1. **Set 1:** Digits {2, 3, 4}
The sum of these digits is $$2 + 3 + 4 = 9$$.
Since 9 is divisible by 3 ($$9 \div 3 = 3$$), any three-digit number formed using these three digits without repetition will be divisible by 3.
2. **Set 2:** Digits {2, 3, 6}
The sum of these digits is $$2 + 3 + 6 = 11$$.
Since 11 is not divisible by 3 (11 leaves a remainder when divided by 3), no three-digit number formed using these digits will be divisible by 3.
3. **Set 3:** Digits {2, 4, 6}
The sum of these digits is $$2 + 4 + 6 = 12$$.
Since 12 is divisible by 3 ($$12 \div 3 = 4$$), any three-digit number formed using these three digits without repetition will be divisible by 3.
4. **Set 4:** Digits {3, 4, 6}
The sum of these digits is $$3 + 4 + 6 = 13$$.
Since 13 is not divisible by 3 (13 leaves a remainder when divided by 3), no three-digit number formed using these digits will be divisible by 3.
Based on this analysis, only the sets of digits {2, 3, 4} and {2, 4, 6} can be used to form three-digit numbers that are divisible by 3.

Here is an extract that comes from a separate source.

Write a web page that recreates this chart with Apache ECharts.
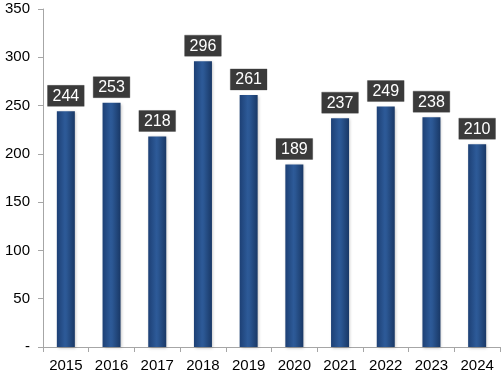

**step4** Counting numbers formed from the set {2, 3, 4}

Now, we will determine how many unique three-digit numbers can be formed using the digits 2, 3, and 4, without repetition. A three-digit number consists of a hundreds place, a tens place, and a ones place.
- For the hundreds place, we have 3 choices (we can pick 2, 3, or 4).
- Once a digit is chosen for the hundreds place, we have 2 remaining digits. So, for the tens place, we have 2 choices.
- After choosing digits for the hundreds and tens places, there is only 1 digit left. So, for the ones place, we have 1 choice.
The total number of different three-digit numbers that can be formed using these digits is the product of the number of choices for each position: $$3 \times 2 \times 1 = 6$$.
These 6 numbers are:
- 234 (Hundreds place: 2; Tens place: 3; Ones place: 4)
- 243 (Hundreds place: 2; Tens place: 4; Ones place: 3)
- 324 (Hundreds place: 3; Tens place: 2; Ones place: 4)
- 342 (Hundreds place: 3; Tens place: 4; Ones place: 2)
- 423 (Hundreds place: 4; Tens place: 2; Ones place: 3)
- 432 (Hundreds place: 4; Tens place: 3; Ones place: 2)

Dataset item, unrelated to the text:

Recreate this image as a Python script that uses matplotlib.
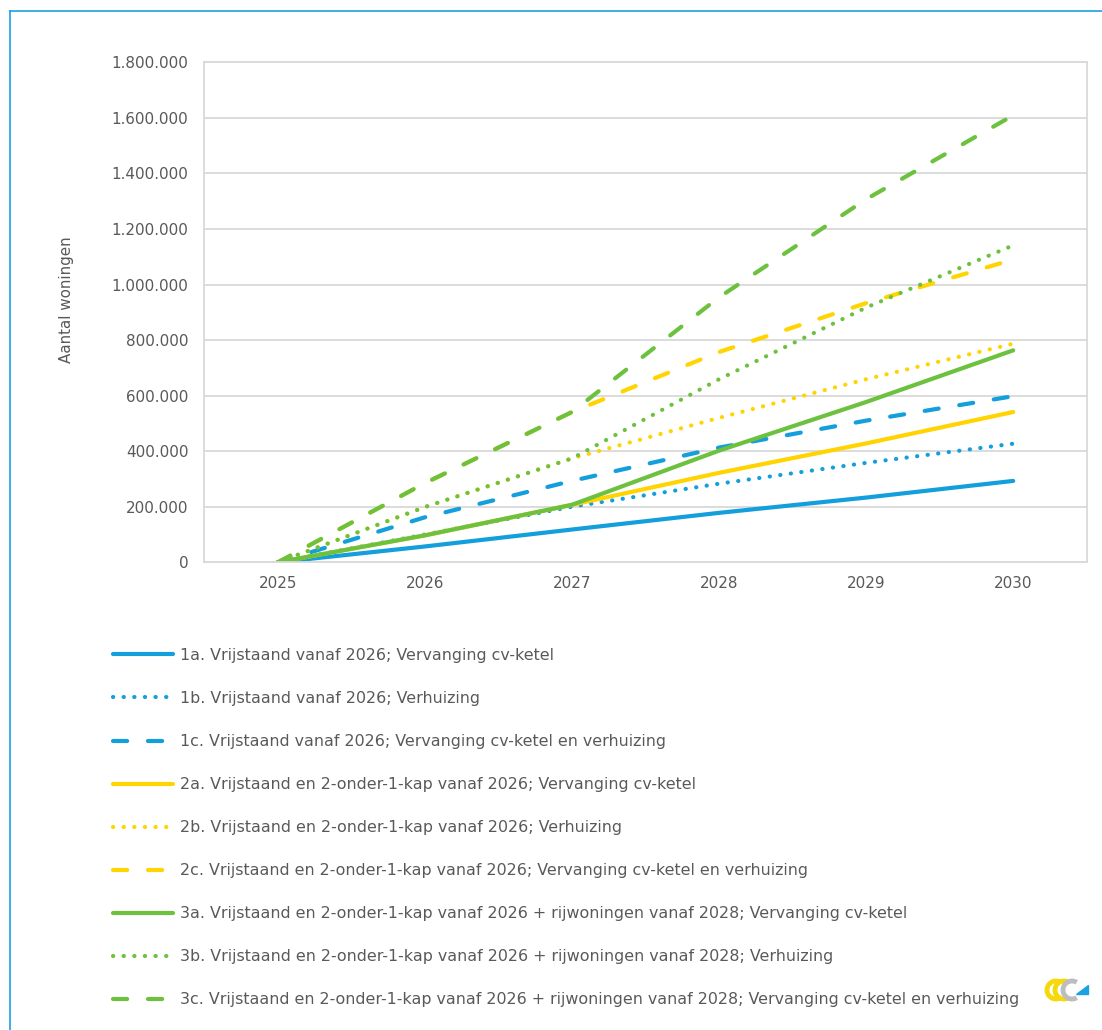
import matplotlib
matplotlib.use("Agg")
import matplotlib.pyplot as plt
from matplotlib.lines import Line2D
from matplotlib.patches import Arc, Polygon
from matplotlib.ticker import FuncFormatter

# data (aantal woningen per jaar)
years = ["2025", "2026", "2027", "2028", "2029", "2030"]
s1a = [0, 57000, 118000, 178000, 233000, 293000]
s1b = [0, 100000, 200000, 283000, 358000, 427000]
s1c = [0, 162000, 293000, 413000, 510000, 598000]
s2a = [0, 97000, 207000, 322000, 428000, 541000]
s2b = [0, 199000, 374000, 520000, 659000, 787000]
s2c = [0, 285000, 541000, 757000, 933000, 1090000]
s3a = [0, 97000, 207000, 402000, 577000, 763000]
s3b = [0, 199000, 374000, 659000, 917000, 1141000]
s3c = [0, 285000, 541000, 954000, 1307000, 1609000]

labels = [
    "1a. Vrijstaand vanaf 2026; Vervanging cv-ketel",
    "1b. Vrijstaand vanaf 2026; Verhuizing",
    "1c. Vrijstaand vanaf 2026; Vervanging cv-ketel en verhuizing",
    "2a. Vrijstaand en 2-onder-1-kap vanaf 2026; Vervanging cv-ketel",
    "2b. Vrijstaand en 2-onder-1-kap vanaf 2026; Verhuizing",
    "2c. Vrijstaand en 2-onder-1-kap vanaf 2026; Vervanging cv-ketel en verhuizing",
    "3a. Vrijstaand en 2-onder-1-kap vanaf 2026 + rijwoningen vanaf 2028; Vervanging cv-ketel",
    "3b. Vrijstaand en 2-onder-1-kap vanaf 2026 + rijwoningen vanaf 2028; Verhuizing",
    "3c. Vrijstaand en 2-onder-1-kap vanaf 2026 + rijwoningen vanaf 2028; Vervanging cv-ketel en verhuizing",
]

blue = "#139fdc"
yellow = "#ffd400"
green = "#6cc13e"
grid_c = "#d9d9d9"
text_c = "#595959"

solid = "-"
dotted = (0, (0.05, 2.5))
dashed = (0, (3.4, 5.0))

series = [
    (s1a, blue, solid), (s1b, blue, dotted), (s1c, blue, dashed),
    (s2a, yellow, solid), (s2b, yellow, dotted), (s2c, yellow, dashed),
    (s3a, green, solid), (s3b, green, dotted), (s3c, green, dashed),
]

plt.rcParams['font.family'] = ['DejaVu Sans']
W, H = 1102, 1030
fig = plt.figure(figsize=(W / 100, H / 100), dpi=100)

# blue frame round the figure (only top and left visible in the crop)
fig.add_artist(Line2D([10 / W, 1.0], [1 - 11 / H, 1 - 11 / H], color="#1ba1e2", lw=1.2))
fig.add_artist(Line2D([10 / W, 10 / W], [0, 1 - 11 / H], color="#1ba1e2", lw=1.2))

ax = fig.add_axes([204.3 / W, 1 - 562.3 / H, (1086.7 - 204.3) / W, 500 / H])
x = list(range(len(years)))
for (vals, col, ls), lab in zip(series, labels):
    ax.plot(x, vals, color=col, linestyle=ls, lw=3, label=lab,
            solid_capstyle="round", dash_capstyle="round")

ax.set_xlim(-0.5, 5.5)
ax.set_ylim(0, 1800000)
ax.set_yticks(range(0, 1800001, 200000))
ax.yaxis.set_major_formatter(FuncFormatter(lambda v, p: f"{int(v):,}".replace(",", ".")))
ax.set_xticks(x)
ax.set_xticklabels(years)
ax.grid(axis="y", color=grid_c, lw=1.3)
ax.set_axisbelow(True)
for sp in ax.spines.values():
    sp.set_color(grid_c)
    sp.set_linewidth(1.3)
ax.tick_params(length=0, colors=text_c, labelsize=10.9)
ax.tick_params(axis="y", pad=11.5)
ax.tick_params(axis="x", pad=10)

fig.text(67 / W, 1 - 300 / H, "Aantal woningen", rotation=90, ha="center", va="center",
         color=text_c, fontsize=10.9)

leg = fig.legend(loc="upper left", bbox_to_anchor=(113 / W, 1 - 648 / H),
                 frameon=False, fontsize=11.4, handlelength=3.8, handletextpad=0.42,
                 labelspacing=1.77, borderpad=0, borderaxespad=0)
for t in leg.get_texts():
    t.set_color(text_c)

# small logo bottom right
lx, ly = 1056, 990
for dx, c in [(0, "#f5d90a"), (8, "#f5d90a"), (16, "#bdbdbd")]:
    fig.add_artist(Arc(((lx + dx) / W, 1 - ly / H), 18 / W, 18 / H, theta1=60, theta2=300,
                       color=c, lw=3.5, transform=fig.transFigure))
fig.add_artist(Polygon([((lx + 20) / W, 1 - 994 / H), ((lx + 32) / W, 1 - 994 / H),
                        ((lx + 32) / W, 1 - 985 / H)], closed=True, color="#1ba1e2",
                       transform=fig.transFigure))

fig.savefig("out.png", dpi=100)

**step5** Counting numbers formed from the set {2, 4, 6}

Next, we will determine how many unique three-digit numbers can be formed using the digits 2, 4, and 6, without repetition. This process is identical to the previous step because we are arranging 3 distinct digits into 3 positions.
- For the hundreds place, we have 3 choices (we can pick 2, 4, or 6).
- After selecting a digit for the hundreds place, we have 2 remaining digits for the tens place.
- Finally, there is 1 digit left for the ones place.
The total number of different three-digit numbers that can be formed using these digits is: $$3 \times 2 \times 1 = 6$$.
These 6 numbers are:
- 246 (Hundreds place: 2; Tens place: 4; Ones place: 6)
- 264 (Hundreds place: 2; Tens place: 6; Ones place: 4)
- 426 (Hundreds place: 4; Tens place: 2; Ones place: 6)
- 462 (Hundreds place: 4; Tens place: 6; Ones place: 2)
- 624 (Hundreds place: 6; Tens place: 2; Ones place: 4)
- 642 (Hundreds place: 6; Tens place: 4; Ones place: 2)

**step6** Calculating the total number of three-digit numbers

To find the total number of three-digit numbers divisible by 3 that can be formed under the given conditions, we sum the counts from the two valid sets of digits identified in Steps 4 and 5.
Total numbers = (Numbers from {2, 3, 4}) + (Numbers from {2, 4, 6})
Total numbers = $$6 + 6 = 12$$.
Therefore, there are 12 such three-digit numbers.